Why GFCI Devices Trip Unexpectedly
When a GFCI trips without an obvious major fault, it is often called nuisance tripping, but the device is usually operating as designed by responding to a small, persistent current leak. One of the most common causes is moisture ingress, particularly in outdoor or garage receptacles. Water, condensation, or humidity creates a low-resistance path, allowing a small amount of current to leak to the ground wire.
Small internal ground faults within connected appliances are another frequent cause, especially with older items or those with heating elements. These appliances may have a cumulative leakage current that, when combined with leakage from other devices on the same circuit, exceeds the 5 mA trip threshold. If the circuit is long, the cumulative capacitive leakage current along the wiring itself can also trigger the sensitive mechanism.
The GFCI device itself can be the source of the problem, as internal components, such as the sensing electronics, can degrade over time and cause the device to become hypersensitive. Improper wiring during installation is also an issue.
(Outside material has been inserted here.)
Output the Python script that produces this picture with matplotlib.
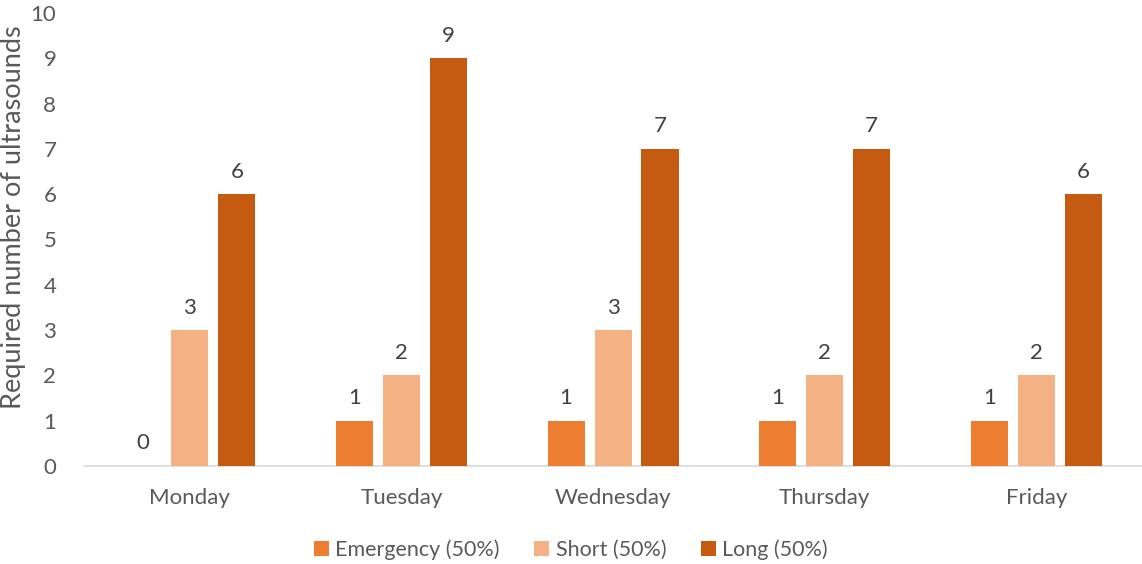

For example, accidentally connecting the neutral wire on the load side of the GFCI to a neutral wire from a different circuit creates an immediate, permanent current imbalance that causes the device to trip instantly upon being reset.
Required Locations and Testing Procedures
The National Electrical Code (NEC) mandates GFCI protection in specific areas where the risk of electrical shock is elevated due to proximity to water or grounded surfaces. This requirement extends to all receptacles in bathrooms, garages, outdoors, crawl spaces, unfinished basements, and in kitchens within six feet of a sink. Modern code updates have expanded this protection to include many major appliances and all receptacles in these high-risk locations.
Routine testing is the only way to confirm that the GFCI’s trip mechanism is functioning correctly and quickly enough to prevent injury. Every GFCI receptacle features a “Test” button and a “Reset” button. To test the device, first plug a small lamp or radio into the outlet to confirm it has power. Pressing the “Test” button should immediately cause the device to trip and cut power to the connected item. If the power is successfully interrupted, pressing the “Reset” button restores power, confirming the GFCI is working. Experts recommend performing this check monthly to ensure ongoing protection.